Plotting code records
►

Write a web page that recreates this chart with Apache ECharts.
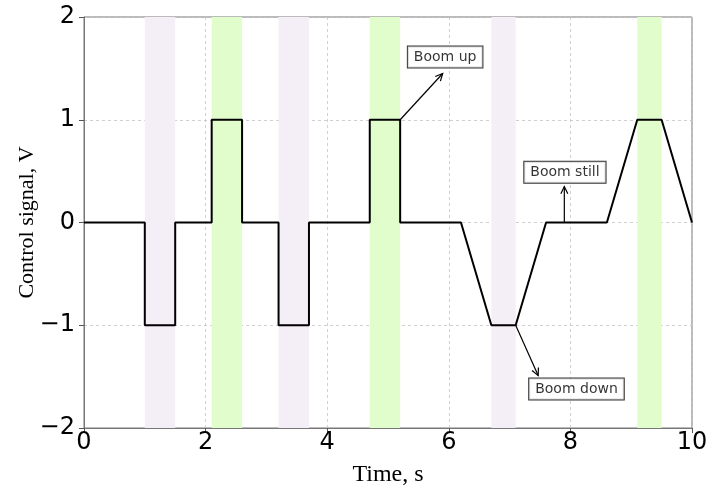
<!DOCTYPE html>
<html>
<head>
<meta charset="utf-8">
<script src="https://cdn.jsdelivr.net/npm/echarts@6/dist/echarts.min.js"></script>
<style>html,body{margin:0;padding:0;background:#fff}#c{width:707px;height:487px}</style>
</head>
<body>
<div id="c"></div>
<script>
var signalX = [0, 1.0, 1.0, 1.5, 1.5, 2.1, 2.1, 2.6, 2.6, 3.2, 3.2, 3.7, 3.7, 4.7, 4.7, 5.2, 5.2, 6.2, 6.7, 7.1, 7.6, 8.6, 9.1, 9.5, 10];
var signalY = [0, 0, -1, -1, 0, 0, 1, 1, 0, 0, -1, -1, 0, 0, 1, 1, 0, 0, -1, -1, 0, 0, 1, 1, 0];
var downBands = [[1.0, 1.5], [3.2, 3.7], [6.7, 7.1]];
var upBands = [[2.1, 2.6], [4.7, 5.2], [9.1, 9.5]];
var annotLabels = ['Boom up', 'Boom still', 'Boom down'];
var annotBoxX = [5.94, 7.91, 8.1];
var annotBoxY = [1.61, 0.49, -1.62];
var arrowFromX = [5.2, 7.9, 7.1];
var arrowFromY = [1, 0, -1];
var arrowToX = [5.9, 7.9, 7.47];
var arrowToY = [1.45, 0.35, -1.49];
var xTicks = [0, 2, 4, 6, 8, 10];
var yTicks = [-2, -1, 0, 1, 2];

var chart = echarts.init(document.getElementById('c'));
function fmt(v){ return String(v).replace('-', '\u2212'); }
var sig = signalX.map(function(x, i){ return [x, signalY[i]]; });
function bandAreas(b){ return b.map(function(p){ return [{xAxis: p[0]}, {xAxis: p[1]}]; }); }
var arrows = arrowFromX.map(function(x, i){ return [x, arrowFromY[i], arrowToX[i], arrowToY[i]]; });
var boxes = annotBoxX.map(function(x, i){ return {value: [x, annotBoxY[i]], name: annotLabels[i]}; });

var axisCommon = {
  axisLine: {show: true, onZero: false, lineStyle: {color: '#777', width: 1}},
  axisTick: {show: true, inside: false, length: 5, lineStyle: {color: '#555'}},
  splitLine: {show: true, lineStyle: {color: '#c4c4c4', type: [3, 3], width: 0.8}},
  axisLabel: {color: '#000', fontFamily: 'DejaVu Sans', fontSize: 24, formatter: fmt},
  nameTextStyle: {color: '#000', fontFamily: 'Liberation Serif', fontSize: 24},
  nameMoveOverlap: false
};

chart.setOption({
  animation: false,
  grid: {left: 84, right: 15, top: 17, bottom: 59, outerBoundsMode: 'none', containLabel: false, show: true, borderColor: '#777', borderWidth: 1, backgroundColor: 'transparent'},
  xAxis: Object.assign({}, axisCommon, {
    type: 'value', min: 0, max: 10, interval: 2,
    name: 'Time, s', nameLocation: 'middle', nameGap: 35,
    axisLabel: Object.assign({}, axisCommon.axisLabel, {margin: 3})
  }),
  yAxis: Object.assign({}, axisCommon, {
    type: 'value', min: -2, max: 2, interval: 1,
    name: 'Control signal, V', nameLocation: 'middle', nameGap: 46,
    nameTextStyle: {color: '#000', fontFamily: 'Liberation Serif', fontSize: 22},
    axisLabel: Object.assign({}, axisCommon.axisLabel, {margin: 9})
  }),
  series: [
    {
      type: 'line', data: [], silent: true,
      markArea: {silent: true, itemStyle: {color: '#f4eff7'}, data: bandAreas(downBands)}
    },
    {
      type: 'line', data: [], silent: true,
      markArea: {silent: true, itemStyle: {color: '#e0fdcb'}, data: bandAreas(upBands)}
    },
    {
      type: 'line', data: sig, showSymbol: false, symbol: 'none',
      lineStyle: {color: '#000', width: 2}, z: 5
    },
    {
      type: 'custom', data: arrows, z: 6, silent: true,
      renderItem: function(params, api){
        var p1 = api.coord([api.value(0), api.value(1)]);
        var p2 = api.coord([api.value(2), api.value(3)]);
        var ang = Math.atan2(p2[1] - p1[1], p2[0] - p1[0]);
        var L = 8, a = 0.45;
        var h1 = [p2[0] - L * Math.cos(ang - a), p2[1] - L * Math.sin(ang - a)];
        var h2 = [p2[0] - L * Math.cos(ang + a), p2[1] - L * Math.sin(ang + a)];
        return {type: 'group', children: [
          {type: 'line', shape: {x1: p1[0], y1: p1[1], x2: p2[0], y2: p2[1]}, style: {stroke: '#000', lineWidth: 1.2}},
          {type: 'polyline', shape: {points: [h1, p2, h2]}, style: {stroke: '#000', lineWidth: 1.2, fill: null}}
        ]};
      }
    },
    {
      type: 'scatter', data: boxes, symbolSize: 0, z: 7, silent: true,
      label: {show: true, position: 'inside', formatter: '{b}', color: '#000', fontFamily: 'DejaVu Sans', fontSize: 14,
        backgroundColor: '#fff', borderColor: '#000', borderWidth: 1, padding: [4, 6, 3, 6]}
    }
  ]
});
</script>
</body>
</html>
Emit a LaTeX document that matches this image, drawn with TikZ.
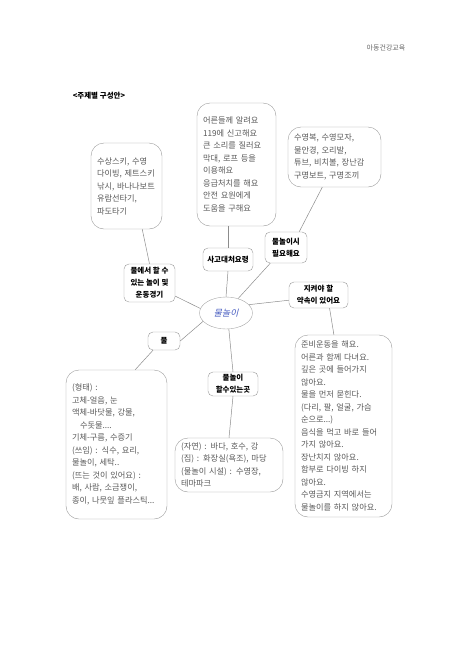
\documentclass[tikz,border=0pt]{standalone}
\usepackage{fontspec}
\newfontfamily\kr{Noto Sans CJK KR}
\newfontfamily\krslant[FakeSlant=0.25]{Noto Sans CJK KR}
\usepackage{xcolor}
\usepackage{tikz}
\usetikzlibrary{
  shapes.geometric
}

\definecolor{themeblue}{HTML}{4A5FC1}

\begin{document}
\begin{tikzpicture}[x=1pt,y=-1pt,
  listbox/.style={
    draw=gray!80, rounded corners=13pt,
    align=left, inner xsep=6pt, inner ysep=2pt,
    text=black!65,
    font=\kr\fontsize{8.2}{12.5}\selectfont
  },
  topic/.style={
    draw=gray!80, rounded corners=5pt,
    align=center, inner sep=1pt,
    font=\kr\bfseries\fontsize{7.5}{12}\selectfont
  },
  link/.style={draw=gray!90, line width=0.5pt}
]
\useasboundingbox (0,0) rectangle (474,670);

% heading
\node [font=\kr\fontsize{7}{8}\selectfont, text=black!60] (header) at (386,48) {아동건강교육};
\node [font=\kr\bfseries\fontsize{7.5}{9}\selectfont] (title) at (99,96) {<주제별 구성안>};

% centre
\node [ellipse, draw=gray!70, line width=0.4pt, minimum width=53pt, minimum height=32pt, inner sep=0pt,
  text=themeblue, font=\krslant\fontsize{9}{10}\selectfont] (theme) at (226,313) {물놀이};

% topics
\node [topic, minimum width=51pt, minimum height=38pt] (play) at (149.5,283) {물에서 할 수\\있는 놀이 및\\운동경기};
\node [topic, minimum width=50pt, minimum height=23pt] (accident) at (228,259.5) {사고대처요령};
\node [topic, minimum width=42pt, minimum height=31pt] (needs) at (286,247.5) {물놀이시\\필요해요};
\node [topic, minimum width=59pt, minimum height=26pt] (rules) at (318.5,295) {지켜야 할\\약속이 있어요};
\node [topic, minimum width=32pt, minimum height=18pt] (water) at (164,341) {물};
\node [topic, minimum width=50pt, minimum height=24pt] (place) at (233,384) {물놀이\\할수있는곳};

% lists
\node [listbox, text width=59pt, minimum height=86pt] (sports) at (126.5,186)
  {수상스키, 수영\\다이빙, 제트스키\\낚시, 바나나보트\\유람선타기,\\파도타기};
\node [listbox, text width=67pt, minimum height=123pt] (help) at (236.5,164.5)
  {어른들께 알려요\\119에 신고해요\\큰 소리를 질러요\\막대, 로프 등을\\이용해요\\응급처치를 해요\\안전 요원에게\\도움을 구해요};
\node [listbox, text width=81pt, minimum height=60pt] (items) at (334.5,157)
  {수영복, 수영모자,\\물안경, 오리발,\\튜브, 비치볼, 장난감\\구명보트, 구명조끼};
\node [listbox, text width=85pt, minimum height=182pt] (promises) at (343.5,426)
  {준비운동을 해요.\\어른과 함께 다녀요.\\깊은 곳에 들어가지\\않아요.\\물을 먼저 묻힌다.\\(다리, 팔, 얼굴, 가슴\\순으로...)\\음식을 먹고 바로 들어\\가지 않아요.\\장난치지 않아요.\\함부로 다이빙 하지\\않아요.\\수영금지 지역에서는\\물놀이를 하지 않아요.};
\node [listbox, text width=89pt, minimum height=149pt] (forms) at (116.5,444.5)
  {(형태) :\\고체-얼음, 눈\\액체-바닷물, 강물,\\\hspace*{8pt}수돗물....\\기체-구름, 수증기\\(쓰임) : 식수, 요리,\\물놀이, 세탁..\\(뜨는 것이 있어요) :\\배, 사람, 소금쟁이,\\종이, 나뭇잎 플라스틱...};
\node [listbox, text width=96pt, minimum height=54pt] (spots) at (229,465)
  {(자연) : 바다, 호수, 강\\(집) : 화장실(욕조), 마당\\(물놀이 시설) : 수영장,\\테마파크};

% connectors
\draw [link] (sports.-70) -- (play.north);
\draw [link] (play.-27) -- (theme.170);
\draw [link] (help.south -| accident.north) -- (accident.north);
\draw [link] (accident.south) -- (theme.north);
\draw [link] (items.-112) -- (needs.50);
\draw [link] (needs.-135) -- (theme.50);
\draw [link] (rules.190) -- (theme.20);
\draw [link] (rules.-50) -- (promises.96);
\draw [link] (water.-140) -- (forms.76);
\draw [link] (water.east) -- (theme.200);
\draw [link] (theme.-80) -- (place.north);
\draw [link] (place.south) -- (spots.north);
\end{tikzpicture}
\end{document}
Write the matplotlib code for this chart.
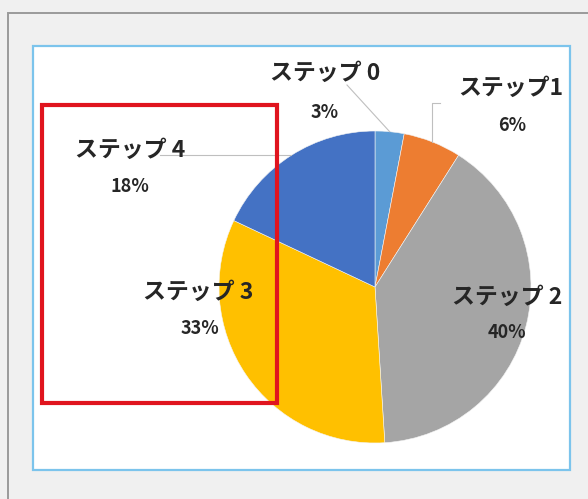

◄

- [Exercise goal]: Your task is to transcribe exactly the lines starting at the line that contains "Emit a LaTeX" and ending at the line that contains "width=50pt, minimum height=24pt]", both included. Leave out the pictures.

- [Output of the exercise]:
Emit a LaTeX document that matches this image, drawn with TikZ.
\documentclass[tikz,border=0pt]{standalone}
\usepackage{fontspec}
\newfontfamily\kr{Noto Sans CJK KR}
\newfontfamily\krslant[FakeSlant=0.25]{Noto Sans CJK KR}
\usepackage{xcolor}
\usepackage{tikz}
\usetikzlibrary{
  shapes.geometric
}

\definecolor{themeblue}{HTML}{4A5FC1}

\begin{document}
\begin{tikzpicture}[x=1pt,y=-1pt,
  listbox/.style={
    draw=gray!80, rounded corners=13pt,
    align=left, inner xsep=6pt, inner ysep=2pt,
    text=black!65,
    font=\kr\fontsize{8.2}{12.5}\selectfont
  },
  topic/.style={
    draw=gray!80, rounded corners=5pt,
    align=center, inner sep=1pt,
    font=\kr\bfseries\fontsize{7.5}{12}\selectfont
  },
  link/.style={draw=gray!90, line width=0.5pt}
]
\useasboundingbox (0,0) rectangle (474,670);

% heading
\node [font=\kr\fontsize{7}{8}\selectfont, text=black!60] (header) at (386,48) {아동건강교육};
\node [font=\kr\bfseries\fontsize{7.5}{9}\selectfont] (title) at (99,96) {<주제별 구성안>};

% centre
\node [ellipse, draw=gray!70, line width=0.4pt, minimum width=53pt, minimum height=32pt, inner sep=0pt,
  text=themeblue, font=\krslant\fontsize{9}{10}\selectfont] (theme) at (226,313) {물놀이};

% topics
\node [topic, minimum width=51pt, minimum height=38pt] (play) at (149.5,283) {물에서 할 수\\있는 놀이 및\\운동경기};
\node [topic, minimum width=50pt, minimum height=23pt] (accident) at (228,259.5) {사고대처요령};
\node [topic, minimum width=42pt, minimum height=31pt] (needs) at (286,247.5) {물놀이시\\필요해요};
\node [topic, minimum width=59pt, minimum height=26pt] (rules) at (318.5,295) {지켜야 할\\약속이 있어요};
\node [topic, minimum width=32pt, minimum height=18pt] (water) at (164,341) {물};
\node [topic, minimum width=50pt, minimum height=24pt] (place) at (233,384) {물놀이\\할수있는곳};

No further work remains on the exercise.